The following information was sent to me by Baz (he didn't send a last name, so for now I'm assuming he is an eccentric rock star looking to change careers and become a web developer). As you know, or may not know, CFMX7 added a cool new function called isValid(). isValid lets you do all kinds of nice checking on strings. For example:

<cfif not isValid("email", form.email)>
<cfoutput>Enter a valid email address, you wanker!</cfoutput>
</cfif>
<cfif not isValid("ssn", form.ssn)>
<cfoutput>Yes, I know social security won't be around when
you retire, but you must still enter a valid SSN!</cfoutput>
</cfide>

The two examples above show logic that would have been possible only with complex regex checks in the past. As you can imagine, the style above is somewhat simpler.

One of the isValid checks is for integers. An integer is a positive or negative whole number. So 42 is an integer, but 3.14159. What Baz discovered, however, was that the integer check was a bit too loose. Consider these four checks:

isValid("Integer","500,000")
isValid("Integer","500,0")
isValid("Integer","$500,000")
isValid("Integer","$500,000$")

Looking at the code above, I'd assume they would all return false. However - all four evaluate to true! Now - as we all know, ColdFusion is a bit loose when it comes to variables. That's part of the whole RAD aspect, and frankly I don't want to start a thread on that being good or not. That being said, I think both Baz and I agree that the assumption is that isValid would be more strict. It is certainly strict when doing a numeric check.

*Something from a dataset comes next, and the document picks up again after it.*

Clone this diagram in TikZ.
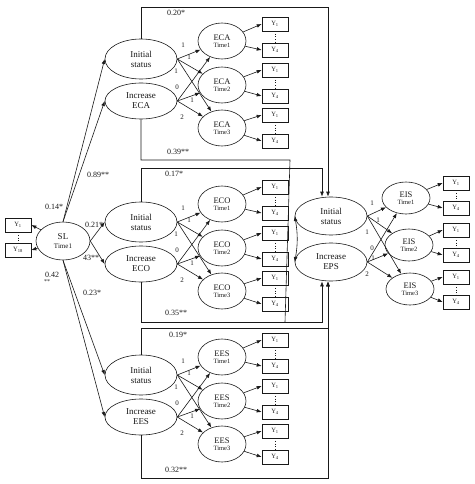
\documentclass[tikz,border=0pt]{standalone}
\usepackage{fontspec}
\setmainfont{Liberation Serif}
\usetikzlibrary{arrows,arrows.meta,shapes}
\usetikzlibrary{positioning}
\usetikzlibrary{calc}

\begin{document}
\begin{tikzpicture}[x=1pt, y=-1pt, color=black!90, line width=0.6pt, >={Latex[length=5pt,width=3.8pt]},
  latent/.style={ellipse, draw, minimum width=72pt, minimum height=38pt, inner sep=0pt, align=center, font=\fontsize{9}{10}\selectfont},
  wave/.style={ellipse, draw, minimum width=48pt, minimum height=36pt, inner sep=0pt, align=center, font=\fontsize{8.5}{8.5}\selectfont},
  ybox/.style={rectangle, draw, minimum width=26pt, minimum height=14pt, inner sep=0pt, font=\fontsize{6.5}{7}\selectfont},
  coef/.style={inner sep=0pt, font=\fontsize{8}{8}\selectfont},
  load/.style={inner sep=0pt, font=\fontsize{7}{7}\selectfont}]

  \useasboundingbox (0,0) rectangle (474,484);

	\def\xl{141};
	\def\xt{222};
	\def\xy{275};

%SL
    \node[latent, minimum width=54pt] (sl) at (63,241) {SL\\[-1pt]{\fontsize{7}{7}\selectfont Time1}};
    \node[ybox] (ysl1) at (18,225) {Y\textsubscript{1}};
    \node[ybox] (ysl18) at (18,250) {Y\textsubscript{18}};
    \draw[dotted] (ysl1.south) -- (ysl18.north);
    \draw[->] (sl) -- (ysl1.east);
    \draw[->] (sl) -- (ysl18.east);

%ECA, ECO, EES
    \foreach \g/\G/\dy in {eca/ECA/0, eco/ECO/163, ees/EES/316} {
         \node[latent, minimum height=40pt] (\g-ini) at (\xl,59+\dy) {Initial\\status};
         \node[latent, minimum height=36pt] (\g-inc) at (\xl,101+\dy) {Increase\\\G};
         \foreach \t/\y in {1/41, 2/85, 3/128} {
              \node[wave] (\g-t\t) at (\xt,\y+\dy) {\G\\[-1pt]{\fontsize{6.5}{7}\selectfont Time\t}};
              \draw[->] (\g-ini.east) -- (\g-t\t);
              \draw[->] (\g-inc.east) -- (\g-t\t);
         }
         \foreach \t/\y in {1/24, 2/70, 3/115} {
              \node[ybox] (\g-y\t-a) at (\xy,\y+\dy) {Y\textsubscript{1}};
              \node[ybox] (\g-y\t-b) at (\xy,\y+26+\dy) {Y\textsubscript{4}};
              \draw[dotted] (\g-y\t-a.south) -- (\g-y\t-b.north);
              \draw[->] (\g-t\t) -- (\g-y\t-a.west);
              \draw[->] (\g-t\t) -- (\g-y\t-b.west);
         }
         \foreach \x/\y/\num [count=\i] in {183/45/1, 189/57/1, 176/71/1, 177/87/0, 192/100/1, 182/117/2} {
              \node[load] (\g-l\i) at (\x,\y+\dy) {\num};
         }
    }

%SL paths
    \draw[->] (sl.north) -- (eca-ini.west);
    \draw[->] (sl.north) -- (eca-inc.west);
    \draw[->] (sl.east) -- (eco-ini.west);
    \draw[->] (sl.east) -- (eco-inc.west);
    \draw[->] (sl.south) -- (ees-ini.west);
    \draw[->] (sl.south) -- (ees-inc.west);

    \node[coef] (k14) at (54,207) {0.14*};
    \node[coef] (k89) at (98,175) {0.89**};
    \node[coef] (k21) at (94,225) {0.21*};
    \node[coef] (k43) at (91,258) {43**};
    \node[coef] (k42) at (52,275) {0.42};
    \node[coef, font=\fontsize{6}{6}\selectfont] (k42s) at (47,282) {**};
    \node[coef] (k23) at (92,293) {0.23*};

%EPS
    \node[latent] (eps-ini) at (331,216) {Initial\\status};
    \node[latent] (eps-inc) at (331,262) {Increase\\EPS};
    \draw[<->] (eps-ini.west) to[bend left=10] (eps-inc.west);

%paths to EPS
    \coordinate (c20) at (328,7);
    \draw[->] (eca-ini.north) |- (c20) -- (c20 |- eps-ini.north);
    \node[coef] (k20) at (176,13) {0.20*};

    \coordinate (c39a) at (290,160);
    \coordinate (c39b) at (285,322);
    \draw (eca-inc.south) |- (c39a) -- (c39b);
    \node[coef] (k39) at (178,152) {0.39**};

    \coordinate (c17) at (322,168);
    \draw[->] (eco-ini.north) |- (c17) -- (c17 |- eps-ini.north);
    \node[coef] (k17) at (174,174) {0.17*};

    \coordinate (c35) at (322,322);
    \draw[->] (eco-inc.south) |- (c35) -- (c35 |- eps-inc.south);
    \node[coef] (k35) at (176,313) {0.35**};

    \coordinate (c19) at (328,328);
    \draw[->] (ees-ini.north) |- (c19) -- (c19 |- eps-inc.south);
    \node[coef] (k19) at (178,335) {0.19*};

    \coordinate (c32) at (328,478);
    \draw[->] (ees-inc.south) |- (c32) -- (c32 |- eps-inc.south);
    \node[coef] (k32) at (176,470) {0.32**};

%EIS
    \foreach \t/\x/\y in {1/406/198, 2/409/245, 3/410/289} {
         \node[wave, minimum height=32pt] (eis-t\t) at (\x,\y) {EIS\\[-1pt]{\fontsize{6.5}{7}\selectfont Time\t}};
         \draw[->] (eps-ini.east) -- (eis-t\t);
         \draw[->] (eps-inc.east) -- (eis-t\t);
    }
    \foreach \t/\y in {1/183, 2/230, 3/277} {
         \node[ybox] (eis-y\t-a) at (456,\y) {Y\textsubscript{1}};
         \node[ybox] (eis-y\t-b) at (456,\y+25) {Y\textsubscript{4}};
         \draw[dotted] (eis-y\t-a.south) -- (eis-y\t-b.north);
         \draw[->] (eis-t\t) -- (eis-y\t-a.west);
         \draw[->] (eis-t\t) -- (eis-y\t-b.west);
    }
    \foreach \x/\y/\num [count=\i] in {372/203/1, 378/220/1, 367/232/1, 372/248/0, 373/258/1, 367/274/2} {
         \node[load] (eis-l\i) at (\x,\y) {\num};
    }

\end{tikzpicture}
\end{document}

So if you do want to verify that a value is a proper integer, what do you do? I suggested a regex check:

isValid("regex", "101", "^-{0,1}[1-9]+[\d]*")

while Baz suggested a two-thronged approach:

isNumeric(OrderID) AND isValid("Integer",OrderID)

Personally, I like mine better, but who doesn't like their own code. Certainly the second one is probably a bit easier to read.

p.s. I've already logged a bug on this.